William Burrell and his wife Francis (née Turner) were among the earliest settlers in Burwood. William, a blacksmith and farrier, conducted his business in Toorak Road. Of their eight children, Doug, Jim, and Wilfred served during WWI. Born in 1891, Doug was the first to enlist and joined the 1st Signal Corps Australian Light Horse, arriving in Egypt for further training before going on to Anzac Cove on 12 May 1915.
With the remainder of the Anzac Force, he was evacuated to Alexandria on 19 December 1915 and there joined the Desert Column formed to conduct mobile operations against the Turks in Palestine.
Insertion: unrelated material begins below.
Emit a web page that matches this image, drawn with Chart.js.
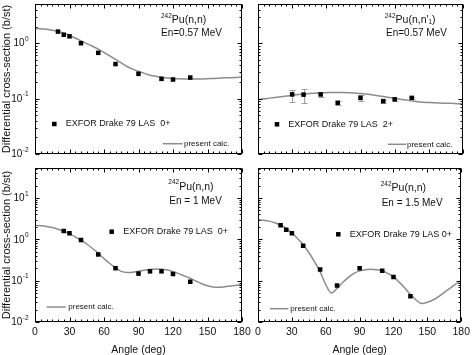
<!DOCTYPE html>
<html><head><meta charset="utf-8">
<script src="https://cdn.jsdelivr.net/npm/chart.js@4/dist/chart.umd.min.js"></script>
<style>
html,body{margin:0;padding:0;background:#fff;width:474px;height:355px;overflow:hidden;position:relative}
canvas{position:absolute}
</style></head><body>
<canvas id="c1" width="250" height="160" style="left:0;top:0"></canvas>
<canvas id="c2" width="224" height="160" style="left:250px;top:0"></canvas>
<canvas id="c3" width="256" height="195" style="left:0;top:160px"></canvas>
<canvas id="c4" width="224" height="195" style="left:250px;top:160px"></canvas>
<script>
// ---------- data ----------
const angleGrid = [0,5,10,15,20,25,30,35,40,45,50,55,60,65,70,75,80,85,90,95,100,105,110,115,120,125,130,135,140,145,150,155,160,165,170,175,180];

const calcTL = [1.85,1.83,1.78,1.71,1.62,1.51,1.38,1.24,1.1,0.98,0.88,0.78,0.68,0.59,0.51,0.44,0.38,0.34,0.31,0.285,0.265,0.252,0.243,0.236,0.231,0.228,0.226,0.225,0.225,0.226,0.228,0.231,0.234,0.237,0.239,0.241,0.243];
const calcTR = [0.097,0.099,0.102,0.105,0.108,0.111,0.115,0.118,0.121,0.123,0.125,0.127,0.128,0.129,0.129,0.129,0.128,0.126,0.124,0.121,0.117,0.113,0.109,0.105,0.101,0.097,0.094,0.091,0.088,0.086,0.085,0.084,0.083,0.082,0.082,0.081,0.081];
const calcBL = [2.15,2.12,2.05,1.92,1.75,1.56,1.35,1.15,0.95,0.77,0.6,0.46,0.34,0.26,0.205,0.168,0.158,0.16,0.168,0.178,0.186,0.19,0.188,0.18,0.165,0.148,0.13,0.114,0.097,0.084,0.075,0.07,0.069,0.071,0.074,0.077,0.079];
const calcBR = [2.93,2.88,2.75,2.5,2.22,1.82,1.42,1.05,0.74,0.48,0.29,0.165,0.08,0.05,0.065,0.09,0.12,0.15,0.172,0.184,0.188,0.184,0.172,0.15,0.123,0.092,0.066,0.046,0.034,0.028,0.03,0.034,0.041,0.052,0.065,0.082,0.1];

const expAnglesTL = [20,25,30,40,55,70,90,110,120,135];
const expTL = [1.62,1.42,1.33,1.0,0.67,0.42,0.28,0.227,0.221,0.24];

const expAnglesTR = [30,40,55,70,90,110,120,135];
const expTR = [0.119,0.118,0.119,0.084,0.103,0.090,0.097,0.103];
const expTRlow = [0.088,0.082,0.106,0.076,0.092,0.084,0.091,0.097];
const expTRhigh = [0.145,0.148,0.132,0.092,0.114,0.096,0.103,0.109];

const expAnglesBL = [25,30,40,55,70,90,100,110,120,135];
const expBL = [1.59,1.4,0.96,0.43,0.2,0.148,0.168,0.168,0.145,0.094];

const expAnglesBR = [20,25,30,40,55,70,90,110,120,135];
const expBR = [2.18,1.71,1.40,0.70,0.187,0.076,0.2,0.174,0.122,0.042];

const xTickLabels = [0,30,60,90,120,150,180];
const yPowersTop = [-2,-1,0];
const yPowersBottom = [-2,-1,0,1];

const Y_TITLE = 'Differential cross-section (b/st)';
const X_TITLE = 'Angle (deg)';
const CALC_LABEL = 'present calc.';

// ---------- style ----------
const FONT = "'Liberation Sans', Arial, sans-serif";
const CURVE = '#8c8c8c';
const INK = '#111';

function drawRich(ctx, x, y, parts, size) {
  let cx = x;
  parts.forEach(p => {
    const s = p.sup || p.sub ? size * 0.62 : size;
    ctx.font = s + 'px ' + FONT;
    const dy = p.sup ? -4.2 : (p.sub ? 2.5 : 0);
    ctx.fillText(p.t, cx, y + dy);
    cx += ctx.measureText(p.t).width;
  });
}

function makeDeco(cfg) {
  return {
    id: 'deco',
    beforeDatasetsDraw(chart) {
      if (!cfg.err) return;
      const {ctx, scales: {x, y}} = chart;
      ctx.save();
      ctx.strokeStyle = '#a0a0a0'; ctx.lineWidth = 1;
      cfg.err.angles.forEach((a, i) => {
        const px = Math.round(x.getPixelForValue(a)) + 0.5;
        const y1 = Math.round(y.getPixelForValue(cfg.err.low[i])) + 0.5;
        const y2 = Math.round(y.getPixelForValue(cfg.err.high[i])) + 0.5;
        ctx.beginPath();
        ctx.moveTo(px, y1); ctx.lineTo(px, y2);
        ctx.moveTo(px - 3, y1); ctx.lineTo(px + 3, y1);
        ctx.moveTo(px - 3, y2); ctx.lineTo(px + 3, y2);
        ctx.stroke();
      });
      ctx.restore();
    },
    afterDraw(chart) {
      const {ctx, chartArea: ca, scales: {x, y}} = chart;
      ctx.save();
      const L = Math.round(ca.left) + 0.5, R = Math.round(ca.right) - 0.5;
      const T = Math.round(ca.top) + 0.5, B = Math.round(ca.bottom) - 0.5;
      ctx.strokeStyle = '#000'; ctx.lineWidth = 1;
      ctx.strokeRect(L, T, R - L, B - T);
      ctx.beginPath();
      // x tick marks (inward, bottom and top)
      for (let a = 0; a <= 180; a += 5) {
        const px = Math.round(x.getPixelForValue(a)) + 0.5;
        const len = a % 30 === 0 ? 4 : 2;
        ctx.moveTo(px, B); ctx.lineTo(px, B - len);
        ctx.moveTo(px, T); ctx.lineTo(px, T + len);
      }
      // y tick marks (log, inward, left and right)
      const p0 = Math.floor(Math.log10(y.min)), p1 = Math.ceil(Math.log10(y.max));
      for (let p = p0; p <= p1; p++) {
        for (let m = 1; m <= 9; m++) {
          const v = m * Math.pow(10, p);
          if (v < y.min * 0.999 || v > y.max) continue;
          const py = Math.round(y.getPixelForValue(v)) + 0.5;
          const len = m === 1 ? 4 : 2;
          ctx.moveTo(L, py); ctx.lineTo(L + len, py);
          ctx.moveTo(R, py); ctx.lineTo(R - len, py);
        }
      }
      ctx.stroke();

      ctx.fillStyle = INK;
      ctx.textBaseline = 'middle';
      // y tick labels 10^n
      if (cfg.yPowers) {
        cfg.yPowers.forEach(p => {
          const py = y.getPixelForValue(Math.pow(10, p));
          const xe = ca.left - 6.5;
          ctx.font = '6.5px ' + FONT;
          ctx.textAlign = 'left';
          const e = String(p);
          const ew = ctx.measureText(e).width;
          ctx.fillText(e, xe - ew, py - 4);
          ctx.font = '10px ' + FONT;
          ctx.textAlign = 'right';
          ctx.fillText('10', xe - ew - 0.3, py + 0.5);
        });
      }
      ctx.textAlign = 'left';
      // reaction label
      drawRich(ctx, cfg.title.x, cfg.title.y, cfg.title.parts, 10.5);
      ctx.font = '10px ' + FONT;
      ctx.fillText(cfg.en.text, cfg.en.x, cfg.en.y);
      // legend: experiment
      const ms = 4.5;
      ctx.fillStyle = '#000';
      ctx.fillRect(cfg.leg.mx - ms / 2, cfg.leg.my - ms / 2, ms, ms);
      ctx.fillStyle = INK;
      ctx.font = '9px ' + FONT;
      ctx.fillText(cfg.leg.text, cfg.leg.tx, cfg.leg.my);
      // legend: calc
      ctx.strokeStyle = CURVE; ctx.lineWidth = 1.5;
      ctx.beginPath();
      ctx.moveTo(cfg.calcLeg.x1, cfg.calcLeg.y); ctx.lineTo(cfg.calcLeg.x2, cfg.calcLeg.y);
      ctx.stroke();
      ctx.font = '8px ' + FONT;
      ctx.fillText(CALC_LABEL, cfg.calcLeg.tx, cfg.calcLeg.y);
      ctx.restore();
    }
  };
}

function makeChart(id, cfg) {
  return new Chart(document.getElementById(id), {
    type: 'line',
    data: {
      datasets: [
        {
          type: 'line',
          data: angleGrid.map((a, i) => ({x: a, y: cfg.calc[i]})),
          borderColor: CURVE, borderWidth: 1.5, pointRadius: 0,
          cubicInterpolationMode: 'monotone', fill: false, order: 2
        },
        {
          type: 'scatter',
          data: cfg.expA.map((a, i) => ({x: a, y: cfg.expV[i]})),
          pointStyle: 'rect', pointRadius: 3.2, backgroundColor: '#000',
          borderColor: '#000', borderWidth: 0, showLine: false, order: 1
        }
      ]
    },
    options: {
      responsive: false, animation: false, devicePixelRatio: 1,
      layout: {padding: cfg.pad},
      plugins: {legend: {display: false}, tooltip: {enabled: false}},
      scales: {
        x: {
          type: 'linear', min: 0, max: 180, display: cfg.bottom,
          grid: {display: false, drawTicks: false}, border: {display: false},
          afterBuildTicks: s => { s.ticks = xTickLabels.map(v => ({value: v})); },
          ticks: {autoSkip: false, maxRotation: 0, minRotation: 0, padding: 4,
                  font: {family: FONT, size: 10.5}, color: INK},
          title: {display: cfg.bottom, text: X_TITLE, font: {family: FONT, size: 10.5},
                  padding: {top: 0, bottom: -1}, color: INK},
          afterFit: s => { if (cfg.bottom) s.height = 33; }
        },
        y: {
          type: 'logarithmic', min: 0.01, max: cfg.ymax, display: cfg.left,
          grid: {display: false, drawTicks: false}, border: {display: false},
          ticks: {display: false},
          title: {display: cfg.left, text: Y_TITLE, font: {family: FONT, size: 11},
                  padding: 0, color: INK},
          afterFit: s => { if (cfg.left) s.width = 35; }
        }
      }
    },
    plugins: [makeDeco(cfg)]
  });
}

const sup = t => ({t, sup: true});
const sub = t => ({t, sub: true});
const txt = t => ({t});

makeChart('c1', {
  left: true, bottom: false, ymax: 5.1, pad: {top: 1, right: 8, bottom: 6, left: 0},
  calc: calcTL, expA: expAnglesTL, expV: expTL, yPowers: yPowersTop,
  title: {x: 161, y: 20, parts: [sup('242'), txt('Pu(n,n)')]},
  en: {x: 161, y: 33, text: 'En=0.57 MeV'},
  leg: {mx: 54.3, my: 124, tx: 65.7, text: 'EXFOR Drake 79 LAS  0+'},
  calcLeg: {x1: 162.7, x2: 182.7, y: 143.7, tx: 184}
});
makeChart('c2', {
  left: false, bottom: false, ymax: 5.1, pad: {top: 1, right: 11, bottom: 6, left: 8},
  calc: calcTR, expA: expAnglesTR, expV: expTR,
  err: {angles: expAnglesTR, low: expTRlow, high: expTRhigh},
  title: {x: 134.7, y: 20, parts: [sup('242'), txt("Pu(n,n'"), sub('1'), txt(')')]},
  en: {x: 136, y: 33, text: 'En=0.57 MeV'},
  leg: {mx: 27, my: 124.3, tx: 38.3, text: 'EXFOR Drake 79 LAS  2+'},
  calcLeg: {x1: 138, x2: 156.3, y: 144.3, tx: 157}
});
makeChart('c3', {
  left: true, bottom: true, ymax: 53, pad: {top: 8, right: 14, bottom: 0, left: 0},
  calc: calcBL, expA: expAnglesBL, expV: expBL, yPowers: yPowersBottom,
  title: {x: 168.3, y: 26.7, parts: [sup('242'), txt('Pu(n,n)')]},
  en: {x: 169.3, y: 41.7, text: 'En = 1 MeV'},
  leg: {mx: 111.7, my: 71.7, tx: 123.3, text: 'EXFOR Drake 79 LAS  0+'},
  calcLeg: {x1: 46.7, x2: 65.7, y: 147, tx: 68.3}
});
makeChart('c4', {
  left: false, bottom: true, ymax: 53, pad: {top: 8, right: 11, bottom: 0, left: 8},
  calc: calcBR, expA: expAnglesBR, expV: expBR,
  title: {x: 130.7, y: 28.3, parts: [sup('242'), txt('Pu(n,n)')]},
  en: {x: 131.7, y: 43.3, text: 'En = 1.5 MeV'},
  leg: {mx: 88.3, my: 74.3, tx: 99.7, text: 'EXFOR Drake 79 LAS 0+'},
  calcLeg: {x1: 20, x2: 38.3, y: 148.7, tx: 40.3}
});
</script>
</body></html>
Doug was promoted to Lance Corporal and was Mentioned in Despatches for bravery in the field during the battle for Rafa in January 1917. In November 1917 he was awarded the Military Medal for bravery in the field and in February 1918, was awarded the Distinguished Conduct Medal for conspicuous gallantry and devotion to duty in establishing and maintaining telephone communications under heavy shellfire during the battle for Jerusalem.
The Burrell boys returned home safely following the armistice in the Middle East on 31 October 1918. Doug arrived on 24 December and he and his wife Ellen, whom he had married just prior to leaving for overseas, settled in Balwyn and he joined the Tramways. On completion of the Shrine of Remembrance fifteen years later, the Police Commissioner was authorised to select highly decorated WWI veterans to be employed as Shrine Guards and in April 1935 Doug joined the Police Force specifically for duty at the Shine. Francis Douglas Burrell DCM MM served as a Shrine Guard until August 1951. He died 14 years later and was interred at Box Hill Cemetery.
The names of the three Burrell brothers are remembered on the Roll of Honour at St Faith’s Anglican Church, Burwood, the Burwood War Memorial in Warrigal Road and Burwood Primary School’s Honour Roll. The stories of the men on St Faith’s Roll of Honour have been recorded in a booklet called From Orchards to Trenches, copies of which can be ordered from the parish office for $10 plus postage.
Eighty-five years ago, a short article in The Australasian, of Saturday 8 July 1933, outlined a plan for guarding the Shrine. One of those tasked with doing so was local ex-soldier Doug Burrell:
GUARDING THE SHRINE
The plan of the Premier (Sir Stanley Argyle) for the guarding of the Shrine of Remembrance by former members of the A.I.F. is likely to be realised, though in a modified form. The original proposal was that there should be a guard of about six to eight men at the Shrine and to replace the usual police guard at the gates of Government House; also that there should be a ceremonious changing of the guard at certain hours each day, done in such a way that the public would be attracted to witness the spectacle. The Police department was willing to co-operate, and so was the Defence department, but the Minister for Defence (Senator Sir George Pearce) pointed out that the disadvantage of employing men who were only soldiers for such a task was that they would not have the power of arrest. This difficulty seems to have had some weight, for the Premier has now compromised to the extent that the guard shall consist of policemen who are returned soldiers, and that they shall wear the old A.I.F. uniform. It seems to be a happy way out, for the guard will now be able to arrest intruders (who have already done slight damage to the Shrine), and the Shrine will be guarded by men who were comrades of those whom the Shrine commemorates.